Una democracia sin molestias
«Un presidente cada vez más impopular ha sido refrendado abrumadoramente por su partido: lo queramos o no, a su votante le encanta su líder»
«Debido a la manipulación mediática, sustituiré las ruedas de prensa por RUEDAS INFORMATIVAS, directas al ciudadano. La verdad no precisa intermediarios», tuiteó el otro día el alcalde de Orense, Gonzalo Pérez Jácome. En la primera de esas ruedas informativas, que se retransmitió por Vimeo y en la que obviamente no hubo nada de prensa, dijo: «Estamos en la primera rueda informativa en sustitución de las ruedas de prensa debido a la manipulación mediática que asola el mundo y que en Ourense adquiere un grado de caciquismo nunca visto», dijo el regidor. Es buena esa: los bulos globales me han obligado a no aceptar preguntas. En realidad, sí acepta preguntas, pero hay que enviarlas por WhatsApp a un número de teléfono y el alcalde decide cuáles responder. En resumen, que no acepta preguntas.
«La verdad no precisa de intermediarios» es la frase que usaría si tuviera que construir un personaje novelesco que definiera el zeitgeist de la última década. Está todo en ella. La verdad es, obviamente, la verdad del líder: no es una verdad factual, es una verdad emocional. La crítica a los intermediarios es también muy definitoria de nuestra época: no necesitamos que nos traduzcan la realidad, accedemos nosotros solos a ella. Lo que podría parecer el sueño liberal de autonomía y responsabilidad acaba convertido en una pesadilla epistémica: el conspiranoico antivacunas realmente piensa que está bien informado y ha consultado toda la información necesaria.
Ese discurso contra los intermediarios encaja también con lo que hace años se llamaba «crisis de los expertos», fenómeno descrito con brillantez en una viñeta de The New Yorker de 2016 en la que un pasajero en un avión se levanta y grita: «Esos pilotos tan engreídos han perdido el contacto con pasajeros normales como nosotros. ¿Quién piensa que debería pilotar yo el avión?
Durante mucho tiempo, la versión oficial sobre el populismo es que era una amenaza exógena a las democracias. Es decir, era un agente externo, casi un fenómeno natural, una catástrofe sobrevenida. Era una visión arrogante, como si el establishment fuera completamente inocente y el populismo fuera una reacción caprichosa. Hoy, la principal amenaza populista está en las instituciones.
«En vez de consultar al Congreso, Sánchez se dirigió directamente a la ciudadanía. Es una ‘democracia sin intermediarios’»

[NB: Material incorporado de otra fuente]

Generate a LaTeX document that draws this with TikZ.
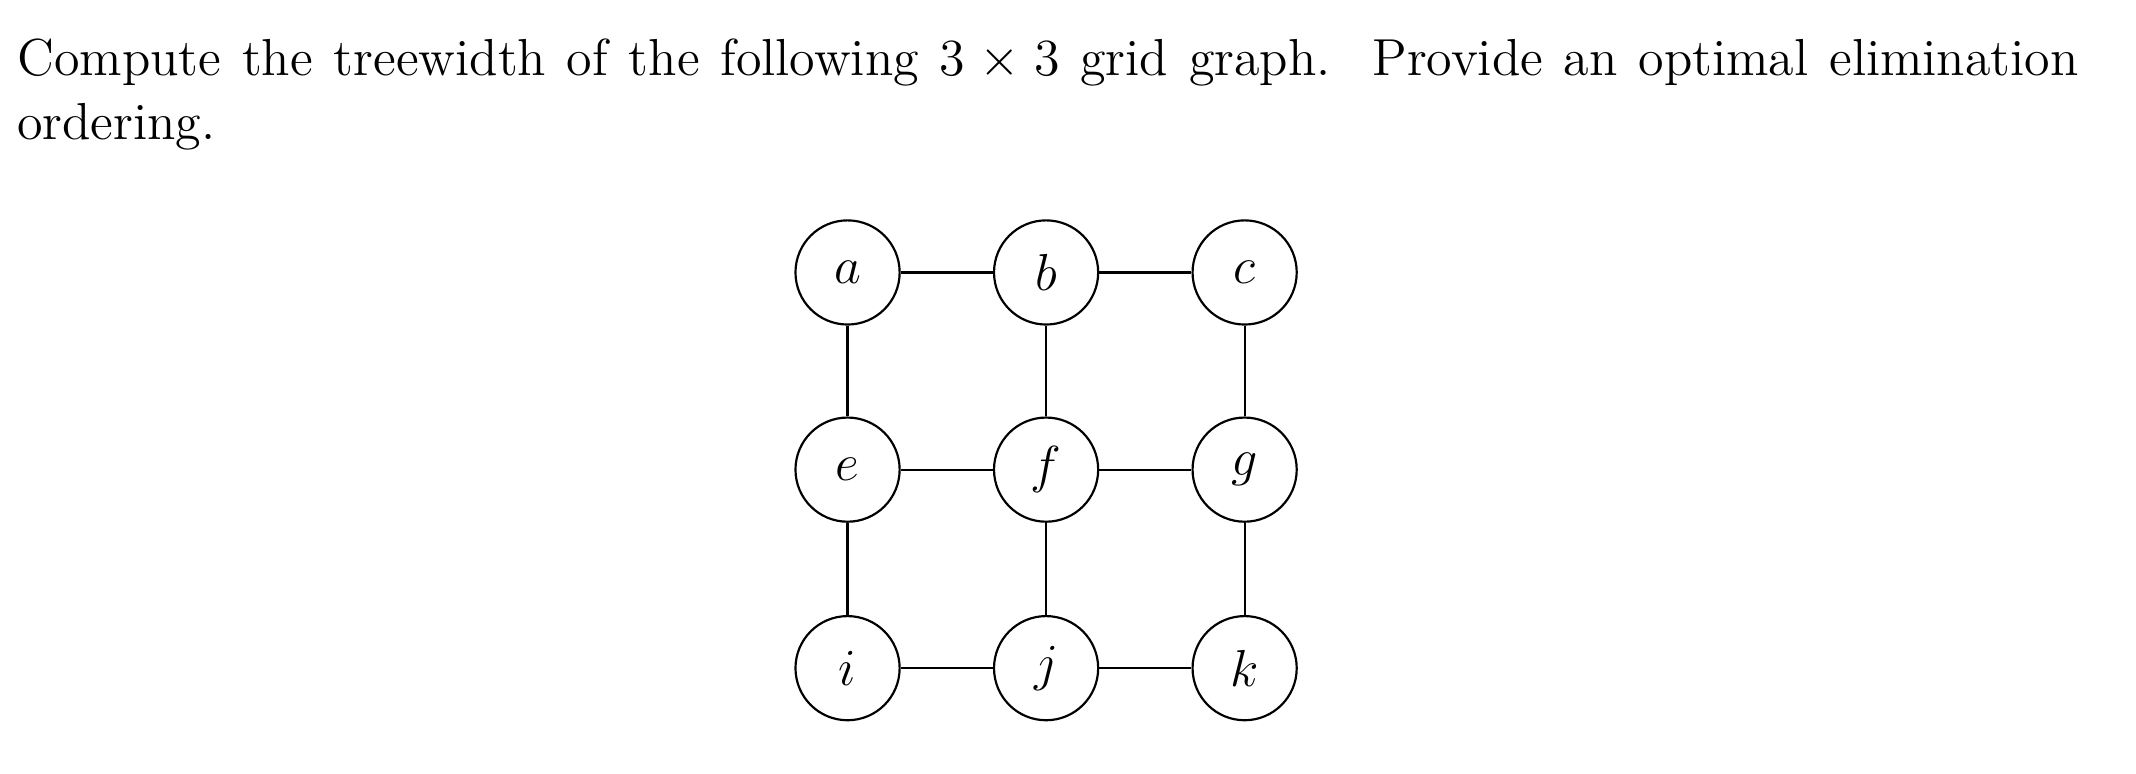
\documentclass[tikz,border=0pt]{standalone}
\begin{document}
\begin{tikzpicture}[x=0.3155pt,y=-0.3155pt,
  vtx/.style={draw,circle,minimum size=24pt,inner sep=0pt,line width=0.5pt,font=\fontsize{12}{14}\selectfont},
  edge/.style={line width=0.5pt}]
\useasboundingbox (0,0) rectangle (1560,565);
\node[anchor=north west,text width=475pt,align=justify,inner sep=0pt,font=\fontsize{12}{14.6}\selectfont] (txt) at (12,28)
{Compute the treewidth of the following $3\times 3$ grid graph.\ \ Provide an optimal elimination ordering.};
\node[vtx] (a) at (619,199) {$a$};
\node[vtx] (b) at (764,199) {$b$};
\node[vtx] (c) at (909,199) {$c$};
\node[vtx] (e) at (619,343) {$e$};
\node[vtx] (f) at (764,343) {$f$};
\node[vtx] (g) at (909,343) {$g$};
\node[vtx] (i) at (619,488) {$i$};
\node[vtx] (j) at (764,488) {$j$};
\node[vtx] (k) at (909,488) {$k$};
\draw[edge] (a)--(b) (b)--(c) (e)--(f) (f)--(g) (i)--(j) (j)--(k)
  (a)--(e) (e)--(i) (b)--(f) (f)--(j) (c)--(g) (g)--(k);
\end{tikzpicture}
\end{document}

La carta de Sánchez en abril, donde coqueteó con la idea de renunciar a la presidencia como consecuencia de los ataques de la prensa y la judicatura contra su mujer, fue un perfecto ejemplo de populismo institucional. En ella escribía directamente a la ciudadanía y atacaba a la «constelación de cabeceras ultraconservadoras» o la «galaxia digital ultraderechista». Tras su carta, Ignacio Sánchez-Cuenca escribió en El País que su decisión era una especie de «moción de confianza ciudadana»: en vez de consultar al Congreso, se dirigió directamente a la ciudadanía. Es una «democracia sin intermediarios». O, mejor, una democracia sin molestias. Ordenada. Aseada.
En un artículo reciente en Letras Libres (revista de la que soy editor), Manuel Arias Maldonado reflexiona sobre la función de los partidos políticos contemporáneos. Para ello recurre a un clásico manual de ciencia política de Rafael del Águila. Una de sus funciones, dice, es «reforzar y estabilizar el sistema político para asegurar con ello la continuidad de la democracia liberal». Pero, se acaba preguntando Arias Maldonado, «¿qué hacemos cuando la ola populista y plebiscitaria es provocada por los partidos mismos? Y peor aun: ¿qué pasa si los partidos tradicionales que se hacen populistas ganan apoyo en lugar de perderlo?» Es lo que le ha pasado al PSOE de Sánchez, un presidente cada vez más impopular pero que acaba de ser refrendado abrumadoramente por su partido en un reciente Congreso Federal: lo queramos o no, a su votante le encanta su líder.